OBJECTIVE: Taking the data below, please print only the lines from the line holding "Write the D3.js code for this chart." to the line holding "d3.scaleLinear().domain([0, 60]).range([mBottom, mTop]);", inclusive, with pictures omitted.
---- DATASET ENTRIES
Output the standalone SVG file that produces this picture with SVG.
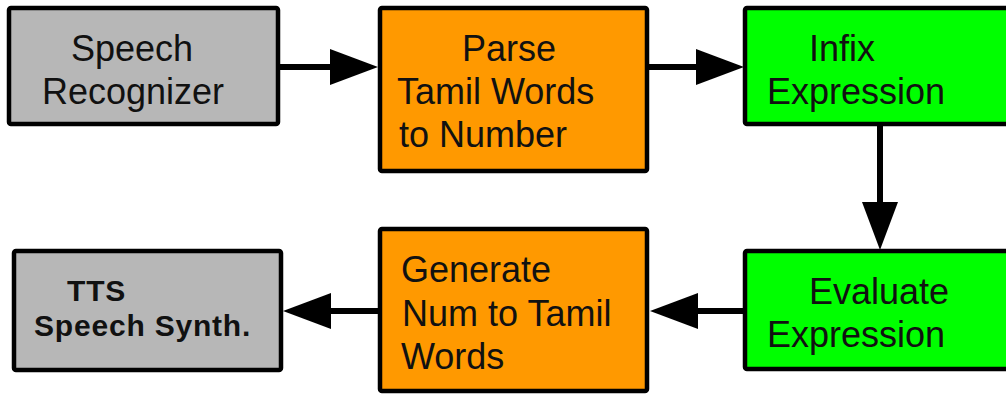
<svg xmlns="http://www.w3.org/2000/svg" width="1006" height="394" viewBox="0 0 1006 394">
<style>
.box{stroke:#000;stroke-width:4.5;stroke-linejoin:round}
.gray{fill:#b7b7b7}
.orange{fill:#ff9900}
.green{fill:#00ff00}
.t{font-family:"Liberation Sans",Arial,sans-serif;font-size:36px;fill:#111}
.tb{font-family:"Liberation Sans",Arial,sans-serif;font-size:30px;font-weight:bold;fill:#111;letter-spacing:0.8px}
.conn{stroke:#000;stroke-width:6;fill:none}
</style>
<defs>
<marker id="arr" viewBox="0 0 48 36" refX="0" refY="18" markerWidth="48" markerHeight="36" markerUnits="userSpaceOnUse" orient="auto">
<path d="M0,0 L48,18 L0,36 Z" fill="#000"/>
</marker>
</defs>
<g id="connectors">
<path class="conn" d="M280,67 L330,67" marker-end="url(#arr)"/>
<path class="conn" d="M649,67 L696,67" marker-end="url(#arr)"/>
<path class="conn" d="M880,126 L880,202" marker-end="url(#arr)"/>
<path class="conn" d="M743,311 L698,311" marker-end="url(#arr)"/>
<path class="conn" d="M378,311 L331,311" marker-end="url(#arr)"/>
</g>
<g id="speech-recognizer">
<rect class="box gray" x="9" y="8" width="269" height="116" rx="2"/>
<text class="t" x="71" y="61">Speech</text>
<text class="t" x="42" y="104">Recognizer</text>
</g>
<g id="parse">
<rect class="box orange" x="380" y="8" width="267" height="163" rx="2"/>
<text class="t" x="462" y="61">Parse</text>
<text class="t" x="397" y="104">Tamil Words</text>
<text class="t" x="399" y="147">to Number</text>
</g>
<g id="infix">
<rect class="box green" x="745" y="8" width="270" height="116" rx="2"/>
<text class="t" x="809" y="61">Infix</text>
<text class="t" x="767" y="104">Expression</text>
</g>
<g id="evaluate">
<rect class="box green" x="745" y="251" width="270" height="118" rx="2"/>
<text class="t" x="809" y="304">Evaluate</text>
<text class="t" x="767" y="347">Expression</text>
</g>
<g id="generate">
<rect class="box orange" x="380" y="229" width="267" height="162" rx="2"/>
<text class="t" x="401" y="282">Generate</text>
<text class="t" x="402" y="326">Num to Tamil</text>
<text class="t" x="401" y="369">Words</text>
</g>
<g id="tts">
<rect class="box gray" x="14" y="251" width="267" height="119" rx="2"/>
<text class="tb" x="67" y="301">TTS</text>
<text class="tb" x="34" y="336">Speech Synth.</text>
</g>
</svg>
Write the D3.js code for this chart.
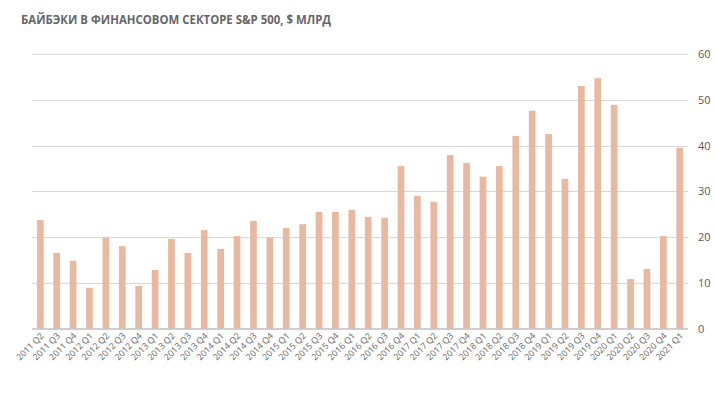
<!DOCTYPE html>
<html><head><meta charset="utf-8">
<script src="https://cdn.jsdelivr.net/npm/d3@7"></script>
<style>body{margin:0;background:#fff;}svg{display:block;}</style>
</head><body>
<svg id="c" width="715" height="393"></svg>
<script>
const categories = ["2011 Q2","2011 Q3","2011 Q4","2012 Q1","2012 Q2","2012 Q3","2012 Q4","2013 Q1","2013 Q2","2013 Q3","2013 Q4","2014 Q1","2014 Q2","2014 Q3","2014 Q4","2015 Q1","2015 Q2","2015 Q3","2015 Q4","2016 Q1","2016 Q2","2016 Q3","2016 Q4","2017 Q1","2017 Q2","2017 Q3","2017 Q4","2018 Q1","2018 Q2","2018 Q3","2018 Q4","2019 Q1","2019 Q2","2019 Q3","2019 Q4","2020 Q1","2020 Q2","2020 Q3","2020 Q4","2021 Q1"];
const values = [23.7,16.5,14.8,8.9,19.9,18.0,9.3,12.8,19.6,16.5,21.5,17.4,20.2,23.5,19.9,22.0,22.8,25.5,25.5,25.9,24.4,24.2,35.5,29.0,27.7,37.9,36.2,33.2,35.5,42.1,47.6,42.5,32.7,53.0,54.7,48.9,10.8,13.0,20.2,39.5];
const yTicks = [0,10,20,30,40,50,60];
const title = "БАЙБЭКИ В ФИНАНСОВОМ СЕКТОРЕ S&P 500, $ МЛРД";

(function () {
const svg = d3.select("#c");
const mLeft = 32, mRight = 688, mTop = 54, mBottom = 328.5;
const x = d3.scaleBand().domain(categories).range([mLeft, mRight]).paddingInner(0.59).paddingOuter(0.3);
const y = d3.scaleLinear().domain([0, 60]).range([mBottom, mTop]);

svg.append("text").attr("x", 21).attr("y", 24)
  .attr("font-family", "Open Sans, sans-serif").attr("font-weight", "bold")
  .attr("font-size", 12.5).attr("fill", "#666")
  .attr("textLength", 310).attr("lengthAdjust", "spacingAndGlyphs")
  .text(title);

const grid = svg.append("g");
grid.selectAll("line").data(yTicks.filter(d => d > 0)).join("line")
  .attr("x1", mLeft).attr("x2", mRight)
  .attr("y1", d => Math.round(y(d)) + 0.5).attr("y2", d => Math.round(y(d)) + 0.5)
  .attr("stroke", "#d9d9d9").attr("stroke-width", 1);

const yAxis = d3.axisRight(y).tickValues(yTicks).tickSize(0).tickPadding(10);
const ya = svg.append("g").attr("transform", `translate(${mRight},0)`).call(yAxis);
ya.select(".domain").remove();
ya.selectAll("text").attr("font-family", "Open Sans, sans-serif").attr("font-size", 11).attr("fill", "#595959");

svg.append("g").selectAll("rect").data(values).join("rect")
  .attr("x", (d, i) => x(categories[i]))
  .attr("width", x.bandwidth())
  .attr("y", d => y(d))
  .attr("height", d => y(0) - y(d))
  .attr("fill", "#e8b9a0");

svg.append("line").attr("x1", mLeft).attr("x2", mRight)
  .attr("y1", mBottom + 0.5).attr("y2", mBottom + 0.5)
  .attr("stroke", "#bfbfbf").attr("stroke-width", 1.5);

const xAxis = d3.axisBottom(x).tickSize(0).tickPadding(0);
const xa = svg.append("g").attr("transform", `translate(0,${mBottom})`).call(xAxis);
xa.select(".domain").remove();
xa.selectAll("text")
  .attr("font-family", "Open Sans, sans-serif").attr("font-size", 8.8).attr("fill", "#666")
  .attr("text-anchor", "end").attr("dy", 0)
  .attr("transform", "translate(4,8) rotate(-45)");
})();
</script>
</body></html>
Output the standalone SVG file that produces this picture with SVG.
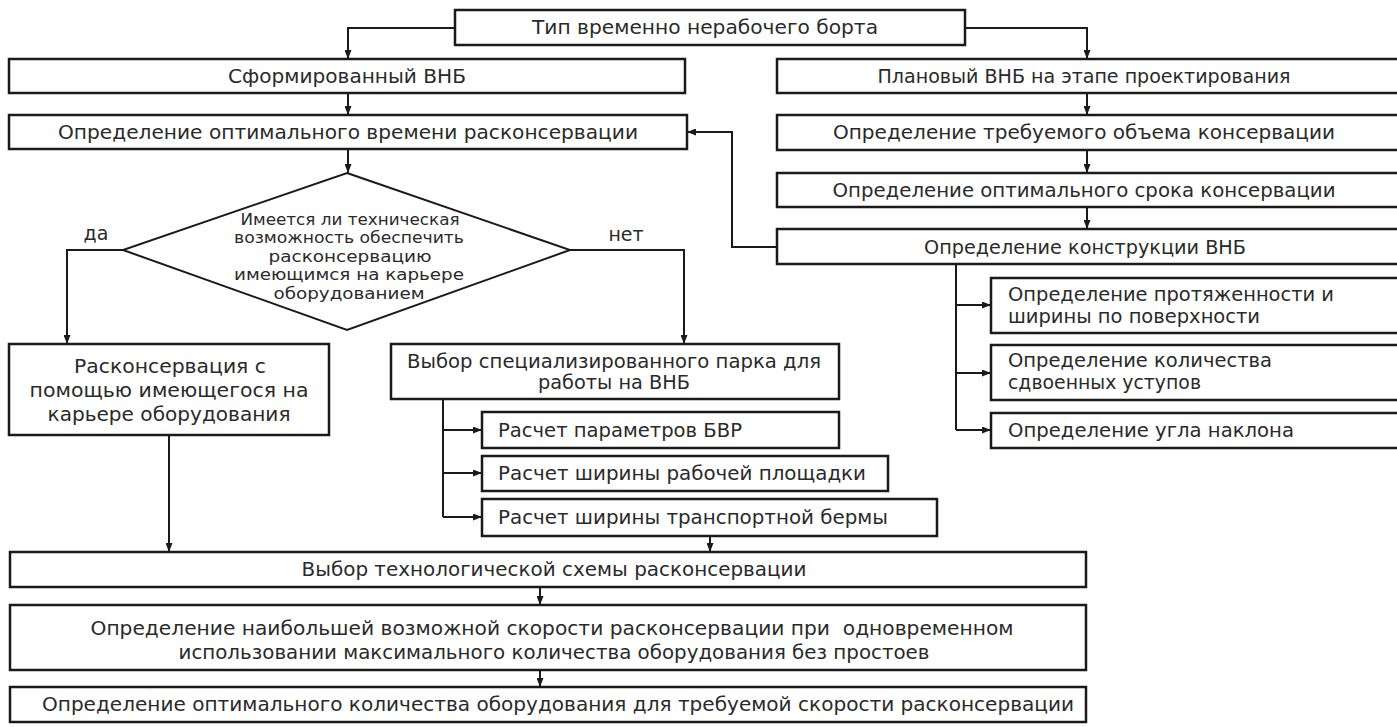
<svg xmlns="http://www.w3.org/2000/svg" width="1397" height="727" viewBox="0 0 1397 727">
<defs>
<marker id="ah" markerUnits="userSpaceOnUse" markerWidth="9" markerHeight="7" refX="9" refY="3.5" orient="auto">
<path d="M0,0 L9,3.5 L0,7 z" fill="#1a1a1a"/>
</marker>
<style>
.b{fill:#fff;stroke:#1a1a1a;stroke-width:2.5}
.t{font-family:"DejaVu Sans",sans-serif;font-size:19px;fill:#2a2a2a}
.c{text-anchor:middle}
.s{font-size:16px}
.k{fill:none;stroke:#1a1a1a;stroke-width:2;marker-end:url(#ah)}
.n{fill:none;stroke:#1a1a1a;stroke-width:2}
</style>
</defs>
<rect width="1397" height="727" fill="#fff"/>
<g id="connectors">
<path class="k" d="M455,28 H348 V59"/>
<path class="k" d="M965,28 H1087 V59"/>
<path class="k" d="M348,93 V115"/>
<path class="k" d="M348,149 V173"/>
<path class="k" d="M123,250 H67 V344"/>
<path class="k" d="M570,250 H684 V344"/>
<path class="k" d="M1087,93 V115"/>
<path class="k" d="M1087,150 V173"/>
<path class="k" d="M1087,207 V229"/>
<path class="k" d="M777,247 H732 V132 H687"/>
<path class="n" d="M956,264 V430"/>
<path class="k" d="M956,305 H991"/>
<path class="k" d="M956,373 H991"/>
<path class="k" d="M956,430 H991"/>
<path class="n" d="M443,399 V517"/>
<path class="k" d="M443,430 H482"/>
<path class="k" d="M443,473 H482"/>
<path class="k" d="M443,517 H482"/>
<path class="k" d="M169,435 V552"/>
<path class="k" d="M710,536 V552"/>
<path class="k" d="M540,587 V605"/>
<path class="k" d="M540,670 V687"/>
</g>
<g id="n1"><rect class="b" x="455" y="10" width="510" height="35"/><text class="t c" x="705" y="34" textLength="346" lengthAdjust="spacingAndGlyphs">Тип временно нерабочего борта</text></g>
<g id="n2"><rect class="b" x="9" y="59" width="676" height="34"/><text class="t c" x="347" y="83" textLength="238" lengthAdjust="spacingAndGlyphs">Сформированный ВНБ</text></g>
<g id="n3"><rect class="b" x="777" y="59" width="625" height="34"/><text class="t c" x="1084" y="83" textLength="413" lengthAdjust="spacingAndGlyphs">Плановый ВНБ на этапе проектирования</text></g>
<g id="n4"><rect class="b" x="9" y="115" width="678" height="34"/><text class="t c" x="348" y="139" textLength="580" lengthAdjust="spacingAndGlyphs">Определение оптимального времени расконсервации</text></g>
<g id="n5"><rect class="b" x="777" y="115" width="625" height="35"/><text class="t c" x="1084" y="139" textLength="502" lengthAdjust="spacingAndGlyphs">Определение требуемого объема консервации</text></g>
<g id="n6"><rect class="b" x="777" y="173" width="625" height="34"/><text class="t c" x="1084" y="197" textLength="503" lengthAdjust="spacingAndGlyphs">Определение оптимального срока консервации</text></g>
<g id="n7"><rect class="b" x="777" y="229" width="625" height="35"/><text class="t c" x="1085" y="254" textLength="322" lengthAdjust="spacingAndGlyphs">Определение конструкции ВНБ</text></g>
<g id="decision">
<polygon points="347,173 570,250 347,330 123,250" fill="#fff" stroke="#1a1a1a" stroke-width="2"/>
<text class="t c s" x="350" y="225" textLength="219" lengthAdjust="spacingAndGlyphs">Имеется ли техническая</text>
<text class="t c s" x="349" y="243" textLength="230" lengthAdjust="spacingAndGlyphs">возможность обеспечить</text>
<text class="t c s" x="350" y="262" textLength="163" lengthAdjust="spacingAndGlyphs">расконсервацию</text>
<text class="t c s" x="349" y="280" textLength="230" lengthAdjust="spacingAndGlyphs">имеющимся на карьере</text>
<text class="t c s" x="349" y="299" textLength="151" lengthAdjust="spacingAndGlyphs">оборудованием</text>
</g>
<g id="labels">
<text class="t c" x="96" y="240">да</text>
<text class="t c" x="626" y="241">нет</text>
</g>
<g id="n8"><rect class="b" x="9" y="344" width="320" height="91"/>
<text class="t c" x="170" y="373" textLength="192" lengthAdjust="spacingAndGlyphs">Расконсервация с</text>
<text class="t c" x="169" y="397" textLength="279" lengthAdjust="spacingAndGlyphs">помощью имеющегося на</text>
<text class="t c" x="169" y="421" textLength="243" lengthAdjust="spacingAndGlyphs">карьере оборудования</text></g>
<g id="n9"><rect class="b" x="391" y="344" width="448" height="55"/>
<text class="t c" x="614" y="368" textLength="414" lengthAdjust="spacingAndGlyphs">Выбор специализированного парка для</text>
<text class="t c" x="614" y="389" textLength="152" lengthAdjust="spacingAndGlyphs">работы на ВНБ</text></g>
<g id="n10"><rect class="b" x="482" y="412" width="357" height="36"/><text class="t" x="498" y="437" textLength="244" lengthAdjust="spacingAndGlyphs">Расчет параметров БВР</text></g>
<g id="n11"><rect class="b" x="482" y="456" width="406" height="35"/><text class="t" x="498" y="480" textLength="368" lengthAdjust="spacingAndGlyphs">Расчет ширины рабочей площадки</text></g>
<g id="n12"><rect class="b" x="482" y="499" width="455" height="37"/><text class="t" x="498" y="524" textLength="390" lengthAdjust="spacingAndGlyphs">Расчет ширины транспортной бермы</text></g>
<g id="n13"><rect class="b" x="991" y="278" width="411" height="55"/>
<text class="t" x="1008" y="301" textLength="326" lengthAdjust="spacingAndGlyphs">Определение протяженности и</text>
<text class="t" x="1008" y="323" textLength="252" lengthAdjust="spacingAndGlyphs">ширины по поверхности</text></g>
<g id="n14"><rect class="b" x="991" y="345" width="411" height="55"/>
<text class="t" x="1008" y="367" textLength="264" lengthAdjust="spacingAndGlyphs">Определение количества</text>
<text class="t" x="1008" y="389" textLength="193" lengthAdjust="spacingAndGlyphs">сдвоенных уступов</text></g>
<g id="n15"><rect class="b" x="991" y="413" width="411" height="35"/><text class="t" x="1008" y="437" textLength="286" lengthAdjust="spacingAndGlyphs">Определение угла наклона</text></g>
<g id="n16"><rect class="b" x="10" y="552" width="1076" height="35"/><text class="t c" x="554" y="576" textLength="505" lengthAdjust="spacingAndGlyphs">Выбор технологической схемы расконсервации</text></g>
<g id="n17"><rect class="b" x="10" y="605" width="1076" height="65"/>
<text class="t c" x="552" y="635" textLength="923" lengthAdjust="spacingAndGlyphs" xml:space="preserve">Определение наибольшей возможной скорости расконсервации при  одновременном</text>
<text class="t c" x="554" y="659" textLength="751" lengthAdjust="spacingAndGlyphs">использовании максимального количества оборудования без простоев</text></g>
<g id="n18"><rect class="b" x="10" y="687" width="1076" height="35"/><text class="t c" x="558" y="711" textLength="1032" lengthAdjust="spacingAndGlyphs">Определение оптимального количества оборудования для требуемой скорости расконсервации</text></g>
</svg>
--------
OUTPUT FOR THIS TASK:
Write the D3.js code for this chart.
<!DOCTYPE html>
<html><head><meta charset="utf-8">
<script src="https://cdn.jsdelivr.net/npm/d3@7"></script>
<style>body{margin:0;background:#fff;}svg{display:block;}</style>
</head><body>
<svg id="c" width="715" height="393"></svg>
<script>
const categories = ["2011 Q2","2011 Q3","2011 Q4","2012 Q1","2012 Q2","2012 Q3","2012 Q4","2013 Q1","2013 Q2","2013 Q3","2013 Q4","2014 Q1","2014 Q2","2014 Q3","2014 Q4","2015 Q1","2015 Q2","2015 Q3","2015 Q4","2016 Q1","2016 Q2","2016 Q3","2016 Q4","2017 Q1","2017 Q2","2017 Q3","2017 Q4","2018 Q1","2018 Q2","2018 Q3","2018 Q4","2019 Q1","2019 Q2","2019 Q3","2019 Q4","2020 Q1","2020 Q2","2020 Q3","2020 Q4","2021 Q1"];
const values = [23.7,16.5,14.8,8.9,19.9,18.0,9.3,12.8,19.6,16.5,21.5,17.4,20.2,23.5,19.9,22.0,22.8,25.5,25.5,25.9,24.4,24.2,35.5,29.0,27.7,37.9,36.2,33.2,35.5,42.1,47.6,42.5,32.7,53.0,54.7,48.9,10.8,13.0,20.2,39.5];
const yTicks = [0,10,20,30,40,50,60];
const title = "БАЙБЭКИ В ФИНАНСОВОМ СЕКТОРЕ S&P 500, $ МЛРД";

(function () {
const svg = d3.select("#c");
const mLeft = 32, mRight = 688, mTop = 54, mBottom = 328.5;
const x = d3.scaleBand().domain(categories).range([mLeft, mRight]).paddingInner(0.59).paddingOuter(0.3);
const y = d3.scaleLinear().domain([0, 60]).range([mBottom, mTop]);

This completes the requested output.